Non-Exempt Income typically includes interest earned on operating or reserve funds, facility rental income from non-members, and income generated from vending machines or laundry facilities.
The calculation of the Homeowners Association Taxable Income begins with the total Non-Exempt Income. From this amount, the association is allowed to subtract deductions for expenses directly related to the production of that specific non-exempt income.
For example, the cost of supplies and utilities directly attributable to operating a pool rented to non-members can be deducted from the rental revenue.
A specific deduction of $100 is allowed against the net Non-Exempt Income. This nominal deduction is a unique feature of the Section 528 calculation and is not available to corporations filing the standard Form 1120.
The final amount, after subtracting the related expenses and the $100 deduction, constitutes the association’s taxable income.
This taxable income is then subject to a flat federal tax rate, regardless of the income amount. For most residential real estate management associations and condominium management associations, this rate is 30%.
Timeshare associations electing under Section 528 are subject to a slightly higher flat rate of 32%. HOAs must carefully compare the tax liability under Form 1120-H against the standard graduated corporate rates of Form 1120, particularly when non-exempt income is low.
Ongoing compliance with Section 528 requires a robust accounting and recordkeeping system.
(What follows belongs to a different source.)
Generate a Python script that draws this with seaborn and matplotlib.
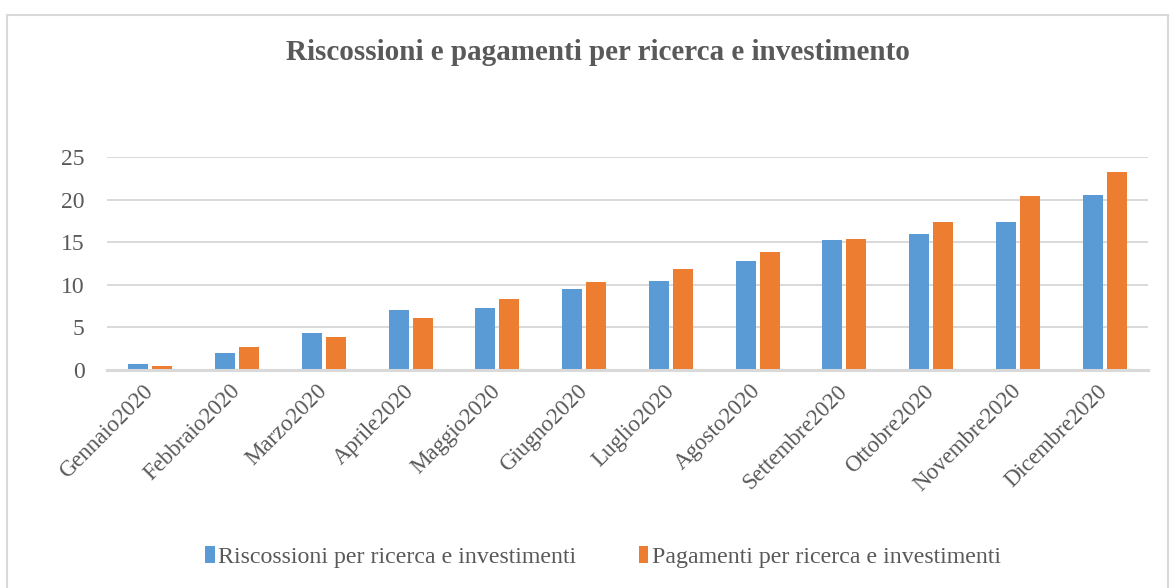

This system must separate income and expenditures into two distinct categories.
The association must maintain separate books and records for Exempt Function Income and Non-Exempt Income to demonstrate adherence to the 60% Income Test and the 90% Expenditure Test. The failure to maintain these segregated records can lead to the disqualification of the election and a forced re-filing under Form 1120.
A key administrative challenge is the proper allocation of shared expenses, such as general administrative costs, salaries, and office supplies. These costs must be fairly divided between the exempt function activities and the non-exempt income-producing activities.
For instance, a percentage of the manager’s salary must be allocated to the oversight of the non-exempt income sources, such as managing the clubhouse rental schedule.
This allocation must be based on a reasonable method, such as a time log or a percentage of use, and must be consistently applied across tax years. The annual filing of Form 1120-H is mandatory to maintain the Section 528 election, even if the association has zero net taxable income.
Filing the return ensures the association formally makes the election for that tax year, preserving the exclusion of member assessments from taxation.